2) Assuming dB changes are linear in impact
A difference of 10 dB is not a small adjustment in many contexts. It can represent a tenfold power change. If your workflow needs true proportional reasoning, always convert to fraction first.
3) Ignoring sign
Positive dB means gain relative to reference, negative dB means attenuation. In fraction terms, positive values create ratios above 1, negative values create ratios below 1.
4) Mixing reference standards
dB itself is relative. You must know what the reference is in your measurement system. A fraction conversion assumes one reference baseline and compares against it consistently.
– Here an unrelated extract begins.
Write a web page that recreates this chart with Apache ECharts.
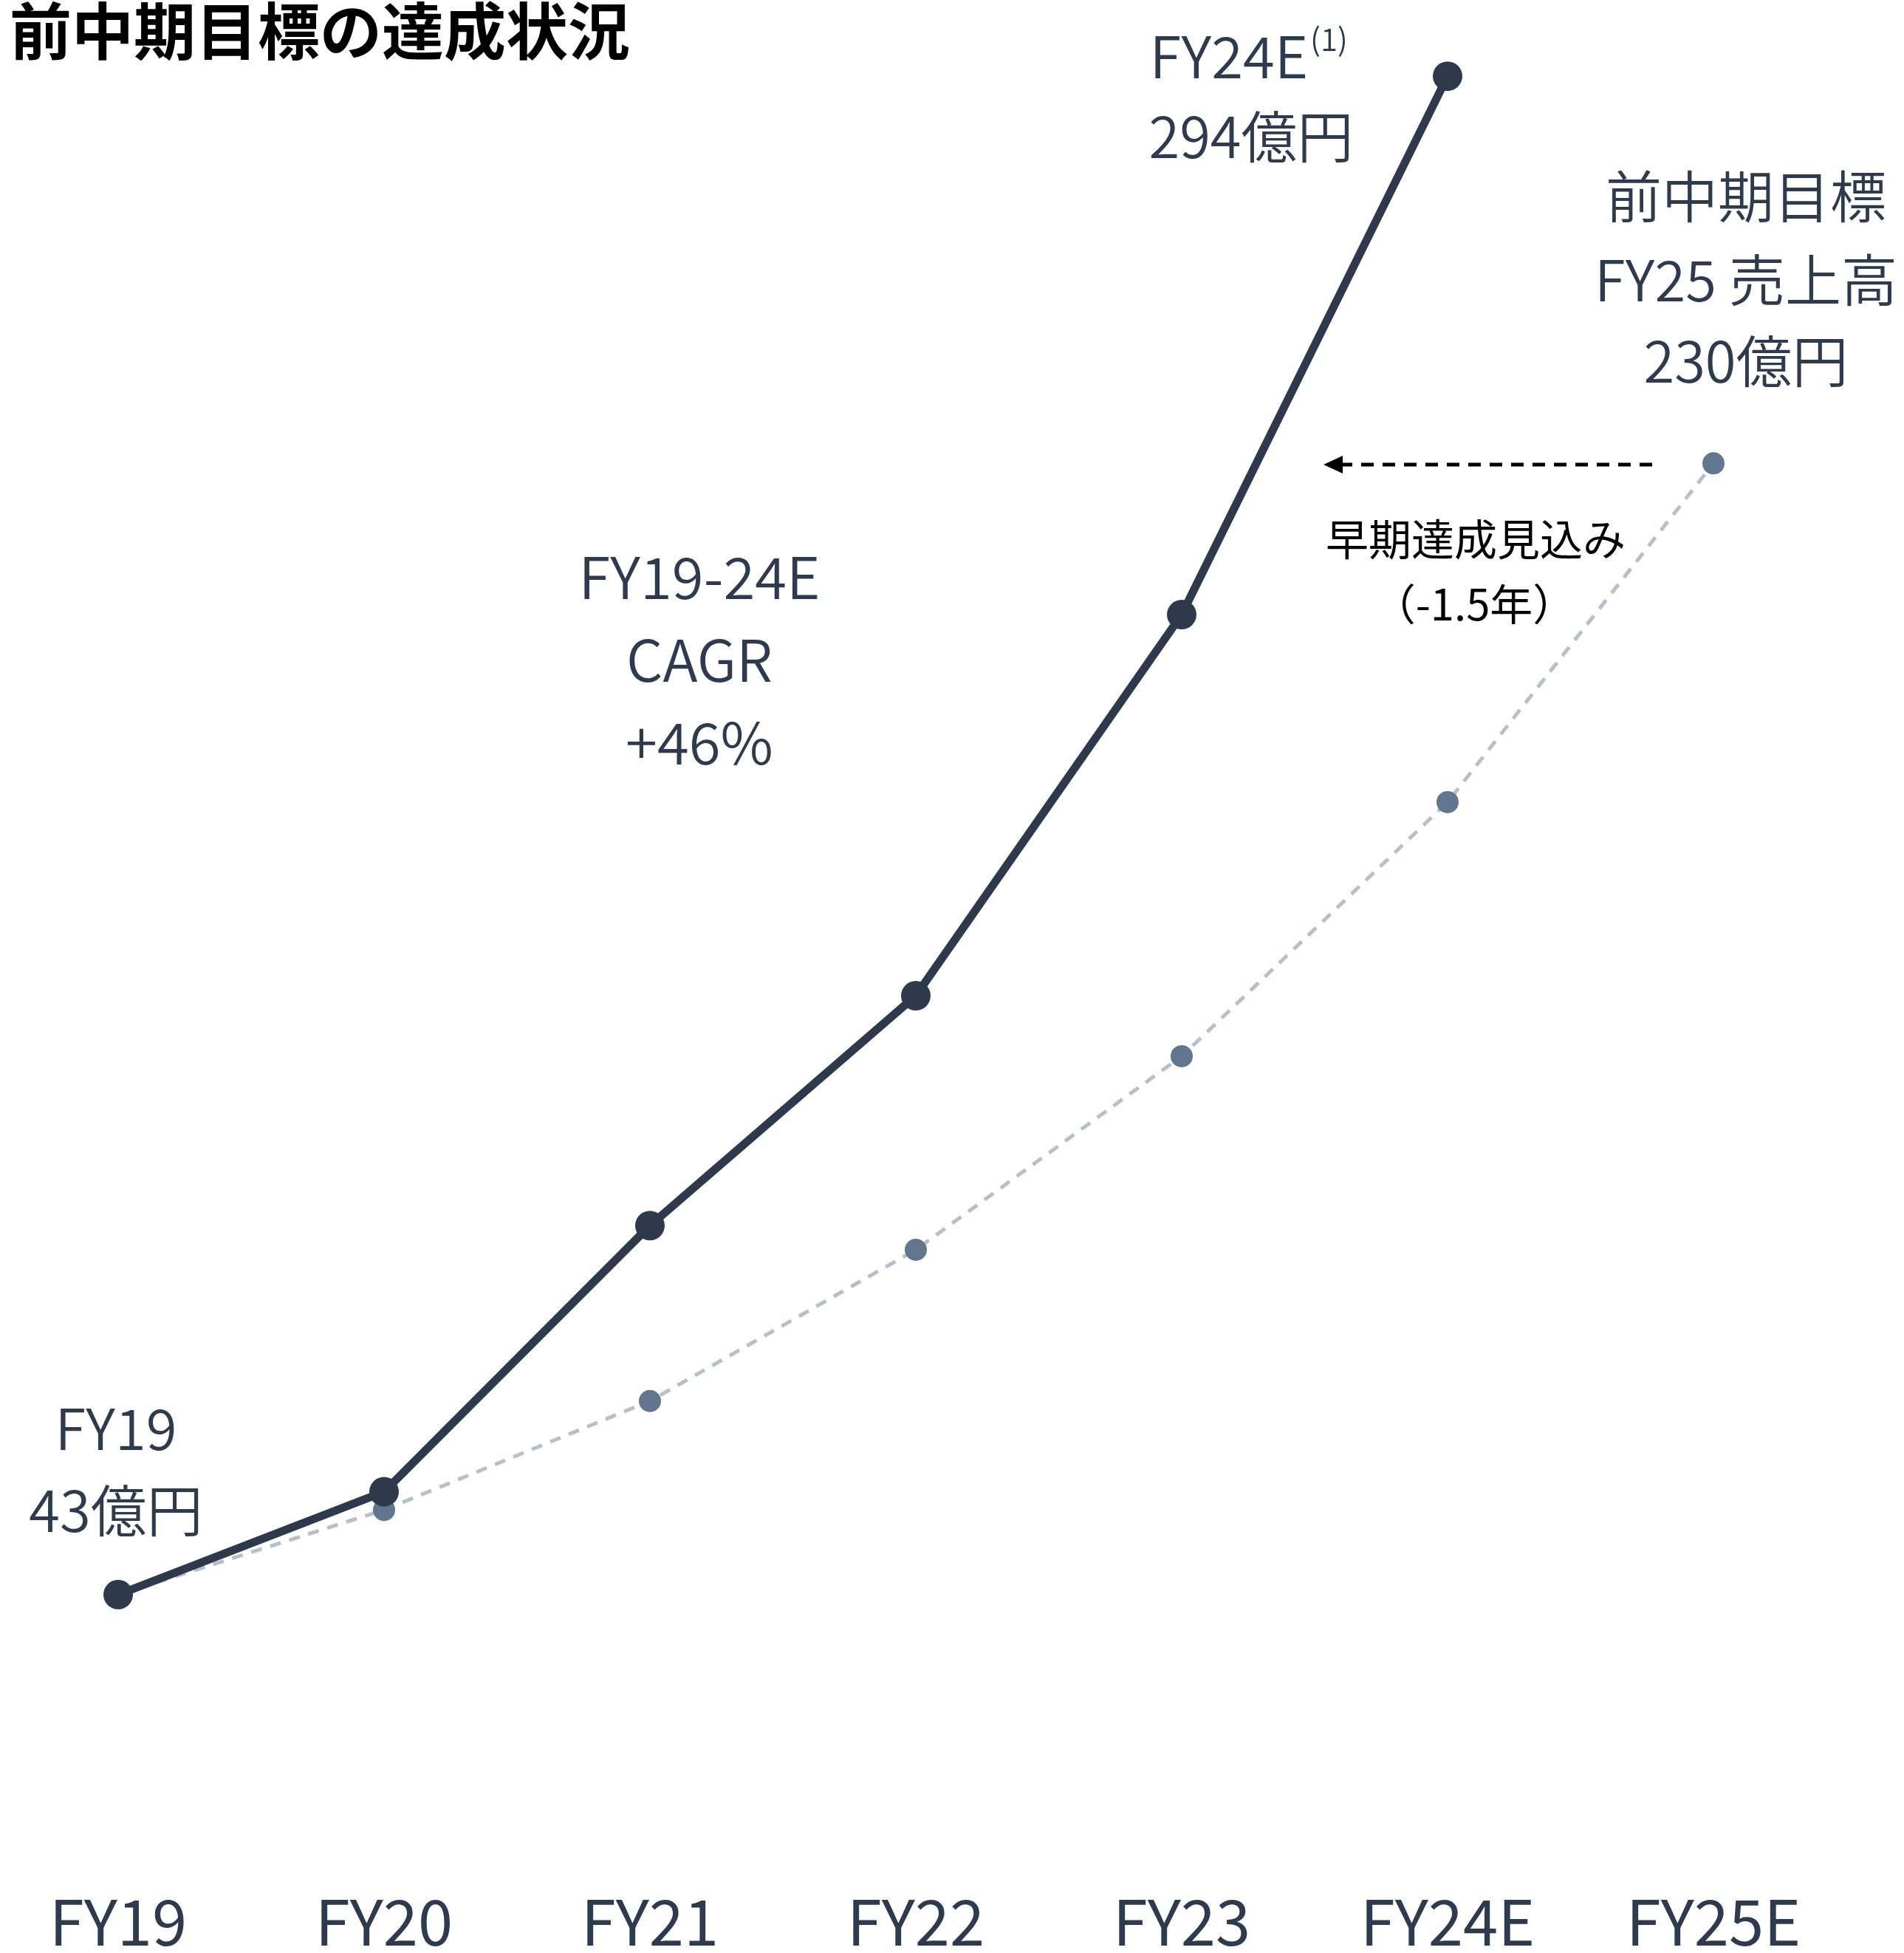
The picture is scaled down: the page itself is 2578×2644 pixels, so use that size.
<!DOCTYPE html>
<html>
<head>
<meta charset="utf-8">
<script src="https://cdn.jsdelivr.net/npm/echarts@6/dist/echarts.min.js"></script>
<style>
html,body{margin:0;padding:0;background:#fff;}
#chart{width:2578px;height:2644px;}
</style>
</head>
<body>
<div id="chart"></div>
<script>
// ---- data ----
var categories = ['FY19', 'FY20', 'FY21', 'FY22', 'FY23', 'FY24E', 'FY25E'];
var actualSales = [43, 60, 104, 142, 205, 294, null];          // 売上高 実績・見込み (億円)
var planPath = [43, 57, 75, 100, 132, 174, 230];               // 前中期目標ペース (億円)
var yMin = 0, yMax = 300;

var FONT = '"Noto Sans CJK JP", "Noto Sans", sans-serif';
var TXT = '#2E3B4E';

var chart = echarts.init(document.getElementById('chart'), null, {renderer: 'canvas'});

function txt(x, y, s, size, color, align, weight) {
  return {
    type: 'text', x: x, y: y, z: 10,
    style: {
      text: s, fontSize: size, fontFamily: FONT, fill: color || TXT,
      align: align || 'center', verticalAlign: 'middle',
      fontWeight: weight || 350
    }
  };
}

var option = {
  animation: false,
  backgroundColor: '#ffffff',
  grid: {left: 160, right: 258, top: 54, bottom: 130, containLabel: false},
  xAxis: {
    type: 'category',
    data: categories,
    boundaryGap: false,
    axisLine: {show: false},
    axisTick: {show: false},
    splitLine: {show: false},
    axisLabel: {fontSize: 85, color: TXT, fontFamily: FONT, margin: 48, fontWeight: 'normal'}
  },
  yAxis: {
    type: 'value', min: yMin, max: yMax, show: false,
    splitLine: {show: false}
  },
  series: [
    {
      name: '前中期目標',
      type: 'line',
      data: planPath,
      z: 2,
      symbol: 'circle',
      symbolSize: 30,
      showAllSymbol: true,
      lineStyle: {color: '#B7BFCB', width: 5, type: [15, 12]},
      itemStyle: {color: '#63768F'}
    },
    {
      name: '売上高',
      type: 'line',
      data: actualSales,
      z: 3,
      symbol: 'circle',
      symbolSize: 40,
      showAllSymbol: true,
      lineStyle: {color: '#2E3A4C', width: 11},
      itemStyle: {color: '#2E3A4C'}
    }
  ],
  graphic: [
    txt(13, 42, '前中期目標の達成状況', 84, '#000000', 'left', 'bold'),
    // FY24E label
    txt(1664, 76, 'FY24E', 78),
    txt(1774, 53, '(1)', 42, TXT, 'left'),
    txt(1694, 185, '294億円', 76),
    // target label
    txt(2364, 266, '前中期目標', 76),
    txt(2364, 379, 'FY25 売上高', 76),
    txt(2364, 489, '230億円', 76),
    // early achievement
    txt(1998, 730, '早期達成見込み', 58, '#000000', 'center', 'normal'),
    txt(1996, 818, '（-1.5年）', 58, '#000000', 'center', 'normal'),
    // CAGR
    txt(947, 781, 'FY19-24E', 78),
    txt(947, 893, 'CAGR', 78),
    txt(947, 1005, '+46%', 78),
    // FY19
    txt(157, 1934, 'FY19', 76),
    txt(157, 2045, '43億円', 76),
    // arrow
    {
      type: 'line', z: 10,
      shape: {x1: 2237, y1: 629, x2: 1812, y2: 629},
      style: {stroke: '#000000', lineWidth: 5, lineDash: [17, 12]}
    },
    {
      type: 'polygon', z: 10,
      shape: {points: [[1792, 629], [1818, 617], [1818, 641]]},
      style: {fill: '#000000'}
    }
  ]
};
chart.setOption(option);
</script>
</body>
</html>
Step by Step: How to Use This Calculator
- Enter your decibel value, positive or negative.
- Select ratio type, power or amplitude.
- Select fraction display style.
- Set max denominator if you want a clean reduced fraction approximation.
- Click Calculate.
- Read decimal ratio, fraction, and percentage relative to reference.
- Review the chart to see how nearby dB values compare on a logarithmic vertical scale.
Where This Conversion Is Used in Practice
- Audio engineering gain staging and level matching
- RF and communications link budget work
- Acoustic treatment evaluation and attenuation planning
- Instrumentation and sensor calibration workflows
- Noise policy and hearing conservation communication
- Education, exam prep, and laboratory reporting
Authoritative References
For formal definitions and safety guidance, review these reliable sources:
- CDC NIOSH Noise and Hearing Loss Prevention
- OSHA Occupational Noise Exposure
- Georgia State University HyperPhysics: Decibel Scale
Final Takeaway
A decibel to fraction calculator bridges theory and practical interpretation. Decibels are ideal for expressing wide dynamic ranges, but linear fractions are better for direct comparison and engineering decisions. By selecting the correct conversion mode, power or amplitude, you can avoid large calculation errors and produce output that is useful in design reviews, field measurements, and safety communication. Use this calculator whenever you need to move from logarithmic scale values to clear, actionable ratios.